Lewis Stephens Rapley is also mentioned in the Government Gazette of 16 Aug 1918 item no 310 in a list of two names with the declaration that "The following persons shall, as from the date of publication of this List, be deemed to have enrolled in, and to belong to, the General Military Service Force of Hongkong". Were there specific privileges or benefits associated with this particular status?
It appears that he left Hong Kong in the mid 1920s while my father William Lewis Rapley was quite young. It’s unclear how much he had to do with my father’s early life if at all. My father’s brief memoir doesn’t mention him at all, just his mother and his amah, and starting as a boarder at DBS at age 9.
A Lewis Stephens Rapley married a Catherine E Wallace Lees in London in mid 1929 and he appears to have died in late 1936.
Our family in Sydney retained over the years three items associated with Lewis Stephens Rapley - an aluminium shoe horn and a wooden coat hanger branded J. T Shaw, and a fob watch cover with his monogram, an elaborate LSR.
I would be interested to hear any further information about Lewis Stephens Rapley and his possible relationship to others living in Kong Kong between the wars who also bore his not very common surname who also appear on the Jurors lists.
Comments
"the General Military Service Force of Hongkong"
The General Military Service Force of Hongkong is first described in "Bill read a first time:- General Military Service" , dated 30th May 1918, then an amended copy is given in "The General Military Service Bill as amended in Committee" dated 6th June 1918.
Looking at the document I think its intention was to introduce conscription to Hong Kong. Though conscription had been introduced in Britain in 1916, men in Hong Kong weren't included. The 1918 bill described above changed that, and once you were a member of The General Military Service Force of Hongkong, you were under military control and could be sent wherever the armed forces needed you.

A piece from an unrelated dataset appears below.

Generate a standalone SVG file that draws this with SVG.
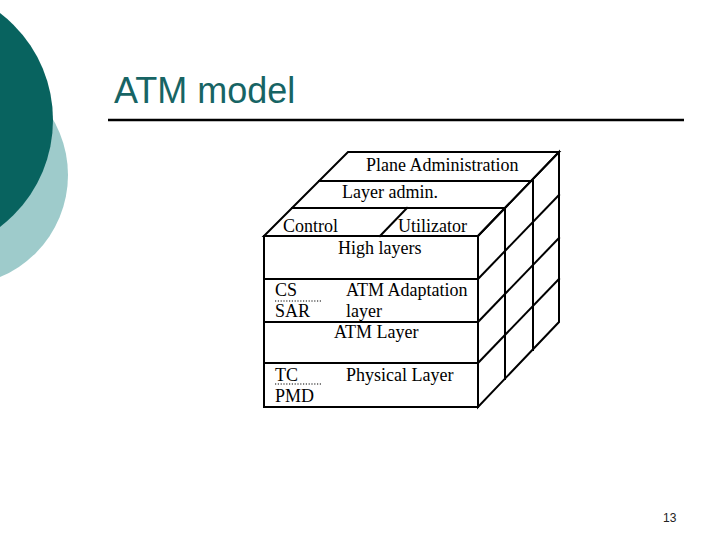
<svg xmlns="http://www.w3.org/2000/svg" width="720" height="540" viewBox="0 0 720 540">
<style>
.t{font-family:"Liberation Serif","Times New Roman",serif;font-size:18px;fill:#000}
.ln{stroke:#000;stroke-width:2;fill:none;stroke-linecap:square}
.dot{stroke:#000;stroke-width:1.2;stroke-dasharray:1.2 1.6;fill:none}
</style>
<rect width="720" height="540" fill="#fff"/>
<g id="decor">
<circle cx="-42.5" cy="175" r="110.5" fill="#9ecbcb"/>
<circle cx="-81.5" cy="120" r="134.5" fill="#08635f"/>
</g>
<g id="title">
<text x="114" y="103" font-family="Liberation Sans, Arial, sans-serif" font-size="36" fill="#176464">ATM model</text>
<line x1="108" y1="120" x2="684" y2="120" stroke="#000" stroke-width="2.5"/>
</g>
<g id="connectors">
<polygon class="ln" points="264,236 348,152 559,152 478,236"/>
<polygon class="ln" points="478,236 559,152 559,322 478,407"/>
<rect class="ln" x="264" y="236" width="214" height="171"/>
<line class="ln" x1="319" y1="181" x2="533" y2="181"/>
<line class="ln" x1="292" y1="208" x2="505" y2="208"/>
<line class="ln" x1="380" y1="236" x2="407" y2="208"/>
<line class="ln" x1="505" y1="208" x2="505" y2="379"/>
<line class="ln" x1="533" y1="181" x2="533" y2="350"/>
<line class="ln" x1="264" y1="279" x2="478" y2="279"/>
<line class="ln" x1="264" y1="322" x2="478" y2="322"/>
<line class="ln" x1="264" y1="363" x2="478" y2="363"/>
<line class="ln" x1="478" y1="279" x2="559" y2="195"/>
<line class="ln" x1="478" y1="322" x2="559" y2="238"/>
<line class="ln" x1="478" y1="363" x2="559" y2="279"/>
<line class="dot" x1="275" y1="301" x2="321" y2="301"/>
<line class="dot" x1="275" y1="384" x2="321" y2="384"/>
</g>
<g id="plane-admin"><text class="t" x="366" y="171">Plane Administration</text></g>
<g id="layer-admin"><text class="t" x="342" y="198">Layer admin.</text></g>
<g id="control"><text class="t" x="283" y="232">Control</text></g>
<g id="utilizator"><text class="t" x="398" y="232">Utilizator</text></g>
<g id="high-layers"><text class="t" x="338" y="254">High layers</text></g>
<g id="aal">
<text class="t" x="275" y="296">CS</text>
<text class="t" x="275" y="317">SAR</text>
<text class="t" x="346" y="296">ATM Adaptation</text>
<text class="t" x="346" y="317">layer</text>
</g>
<g id="atm-layer"><text class="t" x="334" y="338">ATM Layer</text></g>
<g id="physical">
<text class="t" x="275" y="381">TC</text>
<text class="t" x="275" y="402">PMD</text>
<text class="t" x="346" y="381">Physical Layer</text>
</g>
<g id="page"><text x="663" y="522" font-family="Liberation Sans, Arial, sans-serif" font-size="12" fill="#222">13</text></g>
</svg>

General Military Service and HKGRO
Thank you so much, David for pointing me back towards the rich vein of material to be uncovered in the Hong Kong Government Reports Online search. Using 'General Military Service' as my search term, the resulting Gazette extracts remind you of the distinctions made at every level of life in the colony - the intention of the bill to "enrol only persons of pure European descent"' and the insurance cover against death for those married men being £2000 for those with wives of "pure European descent", and £1000 for men married to women "not of pure European descent".